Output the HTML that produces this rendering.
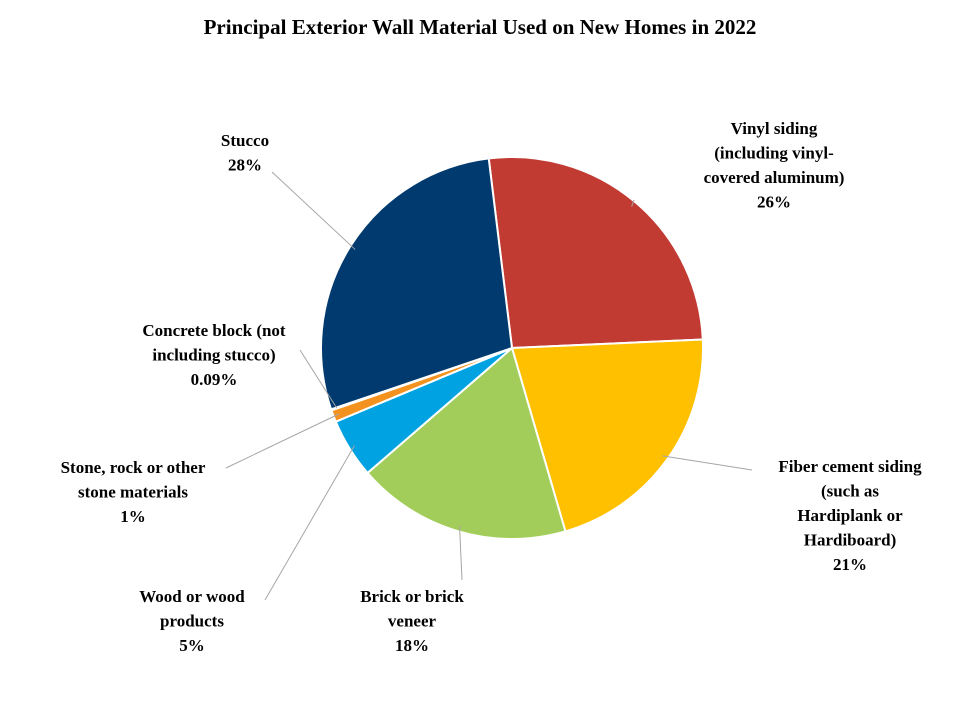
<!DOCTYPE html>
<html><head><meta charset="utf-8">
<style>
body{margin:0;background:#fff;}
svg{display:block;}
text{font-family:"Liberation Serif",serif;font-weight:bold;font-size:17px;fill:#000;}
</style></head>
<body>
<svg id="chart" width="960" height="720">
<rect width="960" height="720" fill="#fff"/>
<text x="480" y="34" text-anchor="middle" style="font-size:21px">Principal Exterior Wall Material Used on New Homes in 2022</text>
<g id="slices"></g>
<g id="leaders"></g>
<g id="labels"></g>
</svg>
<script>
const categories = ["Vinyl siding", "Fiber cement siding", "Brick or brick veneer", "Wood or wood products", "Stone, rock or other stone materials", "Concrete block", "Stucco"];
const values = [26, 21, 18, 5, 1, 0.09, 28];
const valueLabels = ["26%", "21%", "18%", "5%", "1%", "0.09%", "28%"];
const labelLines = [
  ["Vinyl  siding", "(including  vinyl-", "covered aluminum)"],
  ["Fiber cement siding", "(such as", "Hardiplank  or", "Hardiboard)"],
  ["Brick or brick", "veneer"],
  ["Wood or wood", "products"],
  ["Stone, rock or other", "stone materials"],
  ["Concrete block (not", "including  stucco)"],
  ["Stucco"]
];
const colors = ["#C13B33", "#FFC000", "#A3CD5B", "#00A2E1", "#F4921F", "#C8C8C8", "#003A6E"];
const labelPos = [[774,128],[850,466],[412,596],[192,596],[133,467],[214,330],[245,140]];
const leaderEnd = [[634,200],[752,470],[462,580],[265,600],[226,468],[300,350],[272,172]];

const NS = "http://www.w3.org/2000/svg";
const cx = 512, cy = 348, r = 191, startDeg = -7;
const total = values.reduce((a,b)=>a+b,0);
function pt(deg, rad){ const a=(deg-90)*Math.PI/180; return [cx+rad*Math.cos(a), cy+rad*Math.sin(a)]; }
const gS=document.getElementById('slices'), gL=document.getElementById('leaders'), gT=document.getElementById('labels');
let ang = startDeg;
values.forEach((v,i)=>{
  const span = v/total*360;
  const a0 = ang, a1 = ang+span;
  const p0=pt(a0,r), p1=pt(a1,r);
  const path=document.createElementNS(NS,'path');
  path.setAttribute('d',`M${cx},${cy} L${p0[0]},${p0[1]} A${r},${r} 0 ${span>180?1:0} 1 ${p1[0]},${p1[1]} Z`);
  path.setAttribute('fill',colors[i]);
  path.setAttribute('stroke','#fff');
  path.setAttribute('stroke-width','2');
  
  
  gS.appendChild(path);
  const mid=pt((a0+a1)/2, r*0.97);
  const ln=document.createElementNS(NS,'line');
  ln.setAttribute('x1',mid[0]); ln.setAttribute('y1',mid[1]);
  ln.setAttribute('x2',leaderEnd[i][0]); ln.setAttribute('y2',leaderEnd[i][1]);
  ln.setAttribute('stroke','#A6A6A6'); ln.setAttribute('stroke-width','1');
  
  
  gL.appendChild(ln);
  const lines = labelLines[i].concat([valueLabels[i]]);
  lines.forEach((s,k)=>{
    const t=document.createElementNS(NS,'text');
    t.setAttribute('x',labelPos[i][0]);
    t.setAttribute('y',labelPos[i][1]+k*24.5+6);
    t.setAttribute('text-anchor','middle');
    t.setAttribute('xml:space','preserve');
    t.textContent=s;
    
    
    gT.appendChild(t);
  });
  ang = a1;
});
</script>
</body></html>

________________

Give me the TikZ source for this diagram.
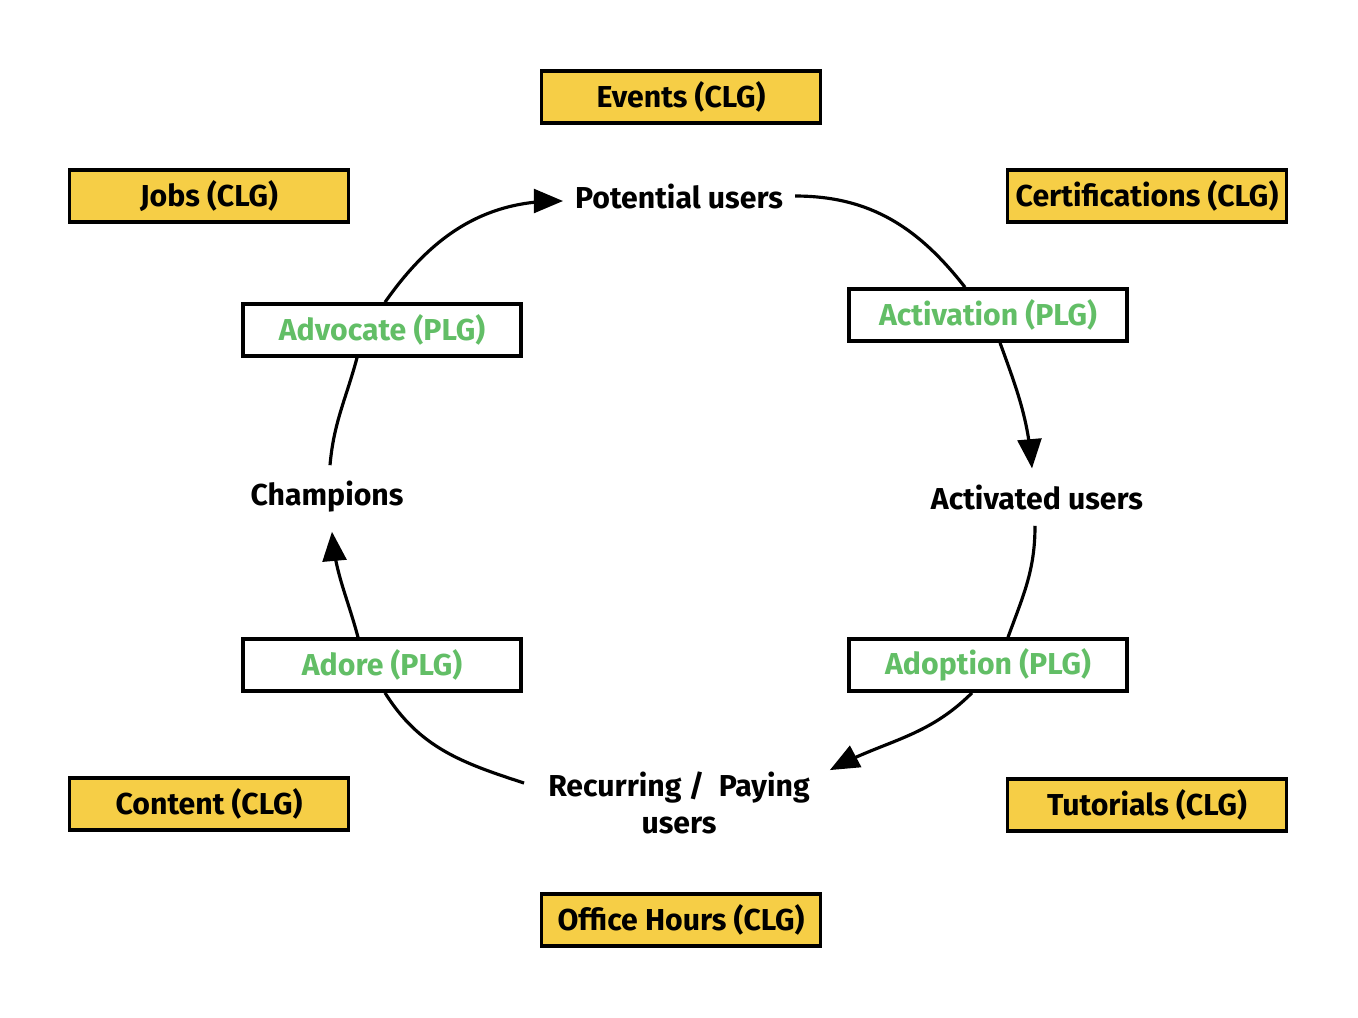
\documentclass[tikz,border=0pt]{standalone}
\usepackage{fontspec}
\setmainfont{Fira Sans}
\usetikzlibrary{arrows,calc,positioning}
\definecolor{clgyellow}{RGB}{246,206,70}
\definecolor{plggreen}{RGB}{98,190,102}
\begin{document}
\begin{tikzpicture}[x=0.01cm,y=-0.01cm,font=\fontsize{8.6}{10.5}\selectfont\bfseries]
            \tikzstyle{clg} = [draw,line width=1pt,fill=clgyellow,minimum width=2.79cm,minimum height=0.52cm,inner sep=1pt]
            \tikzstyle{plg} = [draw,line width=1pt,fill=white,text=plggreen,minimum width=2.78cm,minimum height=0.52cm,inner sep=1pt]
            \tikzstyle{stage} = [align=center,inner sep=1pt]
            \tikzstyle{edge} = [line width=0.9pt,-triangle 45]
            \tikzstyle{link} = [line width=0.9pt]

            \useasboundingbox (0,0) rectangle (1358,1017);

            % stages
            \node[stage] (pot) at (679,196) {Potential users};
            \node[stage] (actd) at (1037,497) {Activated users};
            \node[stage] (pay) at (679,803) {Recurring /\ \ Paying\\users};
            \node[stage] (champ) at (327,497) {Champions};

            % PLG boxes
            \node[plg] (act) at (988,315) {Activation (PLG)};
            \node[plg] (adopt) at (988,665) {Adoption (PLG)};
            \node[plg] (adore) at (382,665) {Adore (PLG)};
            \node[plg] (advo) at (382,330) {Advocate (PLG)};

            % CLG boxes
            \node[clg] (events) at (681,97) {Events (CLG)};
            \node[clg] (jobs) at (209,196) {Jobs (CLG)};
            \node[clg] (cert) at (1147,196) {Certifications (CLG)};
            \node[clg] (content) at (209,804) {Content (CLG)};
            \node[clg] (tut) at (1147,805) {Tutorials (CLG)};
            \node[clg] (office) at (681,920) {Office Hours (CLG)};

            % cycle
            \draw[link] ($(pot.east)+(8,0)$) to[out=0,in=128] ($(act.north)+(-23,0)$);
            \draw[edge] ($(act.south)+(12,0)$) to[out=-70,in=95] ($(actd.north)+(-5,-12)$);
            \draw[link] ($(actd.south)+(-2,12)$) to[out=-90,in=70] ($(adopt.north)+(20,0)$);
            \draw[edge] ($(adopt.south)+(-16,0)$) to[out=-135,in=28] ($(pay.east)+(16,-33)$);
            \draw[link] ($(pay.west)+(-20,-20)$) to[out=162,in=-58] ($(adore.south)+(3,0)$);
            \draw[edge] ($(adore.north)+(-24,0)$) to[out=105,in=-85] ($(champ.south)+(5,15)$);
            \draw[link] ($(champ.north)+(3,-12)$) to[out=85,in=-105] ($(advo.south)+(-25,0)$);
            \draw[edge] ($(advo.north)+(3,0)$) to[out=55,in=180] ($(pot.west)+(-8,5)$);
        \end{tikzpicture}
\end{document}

________________

Include both the line containing "Give me the TikZ source for this diagram." and the line containing "(office) at (681,920)" when you write out everything between them, exactly. Leave the pictures out.

REPLY TO THE TASK:
Give me the TikZ source for this diagram.
\documentclass[tikz,border=0pt]{standalone}
\usepackage{fontspec}
\setmainfont{Fira Sans}
\usetikzlibrary{arrows,calc,positioning}
\definecolor{clgyellow}{RGB}{246,206,70}
\definecolor{plggreen}{RGB}{98,190,102}
\begin{document}
\begin{tikzpicture}[x=0.01cm,y=-0.01cm,font=\fontsize{8.6}{10.5}\selectfont\bfseries]
            \tikzstyle{clg} = [draw,line width=1pt,fill=clgyellow,minimum width=2.79cm,minimum height=0.52cm,inner sep=1pt]
            \tikzstyle{plg} = [draw,line width=1pt,fill=white,text=plggreen,minimum width=2.78cm,minimum height=0.52cm,inner sep=1pt]
            \tikzstyle{stage} = [align=center,inner sep=1pt]
            \tikzstyle{edge} = [line width=0.9pt,-triangle 45]
            \tikzstyle{link} = [line width=0.9pt]

            \useasboundingbox (0,0) rectangle (1358,1017);

            % stages
            \node[stage] (pot) at (679,196) {Potential users};
            \node[stage] (actd) at (1037,497) {Activated users};
            \node[stage] (pay) at (679,803) {Recurring /\ \ Paying\\users};
            \node[stage] (champ) at (327,497) {Champions};

            % PLG boxes
            \node[plg] (act) at (988,315) {Activation (PLG)};
            \node[plg] (adopt) at (988,665) {Adoption (PLG)};
            \node[plg] (adore) at (382,665) {Adore (PLG)};
            \node[plg] (advo) at (382,330) {Advocate (PLG)};

            % CLG boxes
            \node[clg] (events) at (681,97) {Events (CLG)};
            \node[clg] (jobs) at (209,196) {Jobs (CLG)};
            \node[clg] (cert) at (1147,196) {Certifications (CLG)};
            \node[clg] (content) at (209,804) {Content (CLG)};
            \node[clg] (tut) at (1147,805) {Tutorials (CLG)};
            \node[clg] (office) at (681,920) {Office Hours (CLG)};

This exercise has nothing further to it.